● Given request
Find and copy lines holding "this".

● Input data
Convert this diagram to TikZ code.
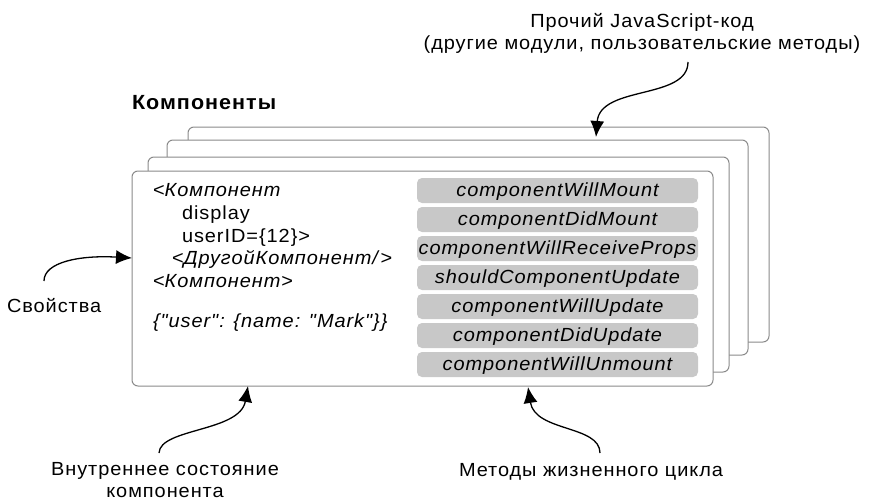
\documentclass[tikz,border=0pt]{standalone}
\usepackage{fontspec}
\setmainfont{Liberation Sans}[FakeStretch=1.05,LetterSpace=5]
% same face without TeX ligatures, so that " stays a straight quote
\newfontfamily\plainquotes{Liberation Sans}[FakeStretch=1.05,LetterSpace=5]
\usetikzlibrary{arrows.meta}
\definecolor{cardline}{HTML}{8A8A8A}
\definecolor{pillfill}{HTML}{C8C8C8}
\begin{document}
\begin{tikzpicture}[x=1pt,y=-1pt,
  every node/.style={inner sep=0pt, outer sep=0pt, font=\fontsize{19}{22}\selectfont},
  card/.style={draw=cardline, line width=1pt, fill=white, rounded corners=6pt,
    anchor=north west, minimum width=581pt, minimum height=215pt},
  pill/.style={fill=pillfill, rounded corners=5pt, minimum width=281pt,
    minimum height=25pt, text height=14pt, text depth=3pt,
    font=\fontsize{19}{22}\selectfont\itshape},
  codeline/.style={anchor=base west},
  caption/.style={anchor=base, align=center},
  conn/.style={-{Latex[length=16pt,width=14pt]}, line width=1.3pt}
]
\useasboundingbox (0,0) rectangle (869,500);

% stack of component cards, back to front
\node[card] (card4) at (188,127) {};
\node[card] (card3) at (167,140) {};
\node[card] (card2) at (148,157) {};
\node[card] (card1) at (132,171) {};

\node[anchor=base west, font=\fontsize{20.5}{22}\selectfont\bfseries] (title) at (132,110) {Компоненты};

% JSX and state of the front component
\node[codeline] (l1) at (153,196) {<\textit{Компонент}};
\node[codeline] (l2) at (182,219) {display};
\node[codeline] (l3) at (182,242) {userID=\{12\}>};
\node[codeline] (l4) at (172,264) {<\textit{ДругойКомпонент/}>};
\node[codeline] (l5) at (153,287) {<\textit{Компонент}>};
\node[codeline, font=\fontsize{19}{22}\plainquotes\itshape] (l6) at (153,327) {\{"user": \{name: "Mark"\}\}};

% lifecycle methods
\foreach \name [count=\i from 0] in {componentWillMount, componentDidMount,
    componentWillReceiveProps, shouldComponentUpdate, componentWillUpdate,
    componentDidUpdate, componentWillUnmount}
  \node[pill] (m\i) at (557.5,190.5+29*\i) {\name};

% callout labels (base anchor sits on the last line)
\node[caption] (js) at (642,50) {Прочий JavaScript-код\\(другие модули, пользовательские методы)};
\node[anchor=base west] (props) at (7,312) {Свойства};
\node[caption] (state) at (165,497) {Внутреннее состояние\\компонента};
\node[caption] (life) at (591,476) {Методы жизненного цикла};

% connector ends
\coordinate (jsStart) at (688,62);
\coordinate (jsTip) at (596,137);
\coordinate (propsStart) at (44,281);
\coordinate (propsTip) at (132,258);
\coordinate (stateStart) at (159,453);
\coordinate (stateTip) at (248,386);
\coordinate (lifeStart) at (600,453);
\coordinate (lifeTip) at (528,387);

\draw[conn] (jsStart) .. controls (688,100) and (600,85) .. (jsTip);
\draw[conn] (propsStart) .. controls (44,262) and (80,255) .. (propsTip);
\draw[conn] (stateStart) .. controls (160,428) and (240,432) .. (stateTip);
\draw[conn] (lifeStart) .. controls (600,425) and (535,432) .. (lifeTip);
\end{tikzpicture}
\end{document}
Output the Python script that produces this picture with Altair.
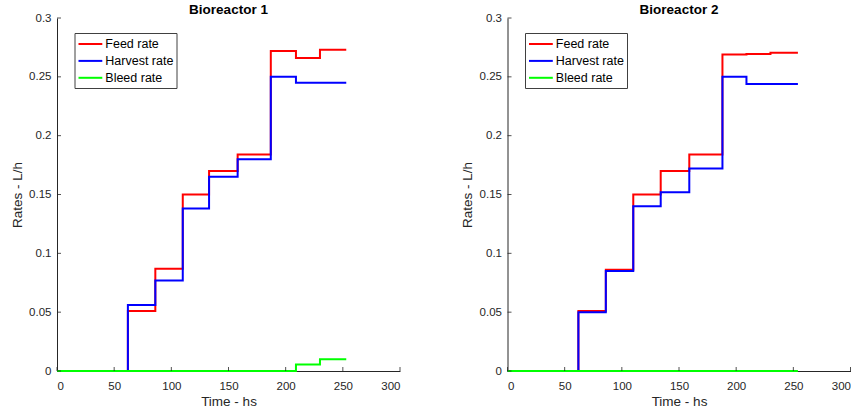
import altair as alt
import pandas as pd

# Series shown in each panel, in drawing order (feed below, bleed on top)
series_names = ["Feed rate", "Harvest rate", "Bleed rate"]
series_colors = ["#ff0000", "#0000ff", "#00ff00"]

# Bioreactor 1: step change times (h) and the rate held from each time on (L/h)
times_1 = [0, 62, 86, 110, 133, 158, 187, 209, 230, 253]
feed_1 = [0.0, 0.051, 0.087, 0.150, 0.170, 0.184, 0.272, 0.266, 0.273, 0.273]
harvest_1 = [0.0, 0.056, 0.077, 0.138, 0.165, 0.180, 0.250, 0.245, 0.245, 0.245]
bleed_1 = [0.0, 0.0, 0.0, 0.0, 0.0, 0.0, 0.0, 0.0055, 0.010, 0.010]

# Bioreactor 2
times_2 = [0, 62, 86, 110, 134, 159, 188, 209, 230, 254]
feed_2 = [0.0, 0.051, 0.086, 0.150, 0.170, 0.184, 0.269, 0.2695, 0.2705, 0.2705]
harvest_2 = [0.0, 0.050, 0.085, 0.140, 0.152, 0.172, 0.250, 0.244, 0.244, 0.244]
bleed_2 = [0.0, 0.0, 0.0, 0.0, 0.0, 0.0, 0.0, 0.0, 0.0, 0.0]

x_ticks = [0, 50, 100, 150, 200, 250, 300]
y_ticks = [0, 0.05, 0.1, 0.15, 0.2, 0.25, 0.3]

W, H = 343, 353
INK = "#262626"
FONT = "Liberation Sans"
# legend swatch: a horizontal stroke starting at the entry's left edge
SWATCH = "M-1,0H2.4"


def panel(title, times, feed, harvest, bleed):
    rows = []
    for name, vals in zip(series_names, [feed, harvest, bleed]):
        for t, v in zip(times, vals):
            rows.append({"time": t, "rate": v, "series": name})
    df = pd.DataFrame(rows)

    x = alt.X(
        "time:Q",
        scale=alt.Scale(domain=[0, 300], nice=False),
        axis=alt.Axis(values=x_ticks, title="Time - hs", tickSize=0),
    )
    y = alt.Y(
        "rate:Q",
        scale=alt.Scale(domain=[0, 0.3], nice=False),
        axis=alt.Axis(values=y_ticks, format="~g", title="Rates - L/h", tickSize=0),
    )
    color = alt.Color(
        "series:N",
        scale=alt.Scale(domain=series_names, range=series_colors),
        legend=alt.Legend(title=None, orient="none", legendX=17.5, legendY=15),
    )

    lines = [
        alt.Chart(df)
        .transform_filter(alt.datum.series == name)
        .mark_line(interpolate="step-after", strokeWidth=2)
        .encode(x=x, y=y, color=color)
        for name in series_names
    ]

    # inward-pointing tick marks on both axes
    x_tick_marks = (
        alt.Chart(pd.DataFrame({"time": x_ticks}))
        .mark_rule(color=INK, strokeWidth=0.8)
        .encode(x=x, y=alt.value(H), y2=alt.value(H - 4))
    )
    y_tick_marks = (
        alt.Chart(pd.DataFrame({"rate": y_ticks}))
        .mark_rule(color=INK, strokeWidth=0.8)
        .encode(y=y, x=alt.value(0), x2=alt.value(4))
    )

    return alt.layer(*lines, x_tick_marks, y_tick_marks).properties(
        width=W, height=H, title=alt.Title(title)
    )


chart = (
    alt.hconcat(
        panel("Bioreactor 1", times_1, feed_1, harvest_1, bleed_1),
        panel("Bioreactor 2", times_2, feed_2, harvest_2, bleed_2),
        spacing=59.5,
    )
    .resolve_scale(color="independent")
    .resolve_legend(color="independent")
    .properties(padding={"left": 10, "top": 3, "right": 0, "bottom": 0})
    .configure_view(stroke=None)
    .configure_axis(
        grid=False,
        domainColor=INK,
        domainWidth=1,
        labelFont=FONT,
        labelFontSize=11.5,
        labelColor=INK,
        titleFont=FONT,
        titleFontSize=13.5,
        titleFontWeight="normal",
        titleColor=INK,
    )
    .configure_axisX(labelPadding=9, titlePadding=3)
    .configure_axisY(labelPadding=6, titlePadding=4.5)
    .configure_title(
        font=FONT, fontSize=13.5, fontWeight="bold", color="#000000", anchor="middle", offset=-4.5
    )
    .configure_legend(
        labelFont=FONT,
        labelFontSize=12.5,
        labelColor="#000000",
        labelOffset=11.8,
        symbolType=SWATCH,
        symbolSize=196,
        symbolStrokeWidth=2,
        strokeColor="#404040",
        fillColor="#ffffff",
        padding=3,
        rowPadding=1.9,
        cornerRadius=0,
    )
)

chart.save("out.html", embed_options={"renderer": "svg", "actions": False})
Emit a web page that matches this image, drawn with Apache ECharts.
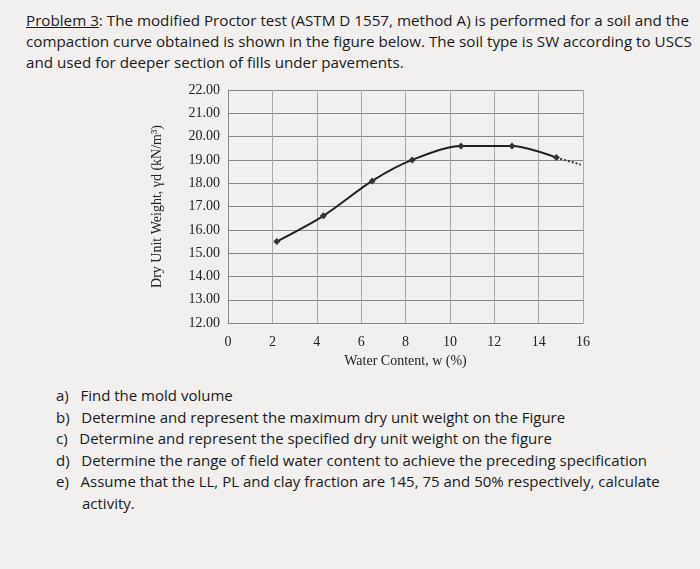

● Result
Convert this diagram to TikZ code.
Output the Python script that produces this picture with Altair.
Emit a web page that matches this image, drawn with Apache ECharts.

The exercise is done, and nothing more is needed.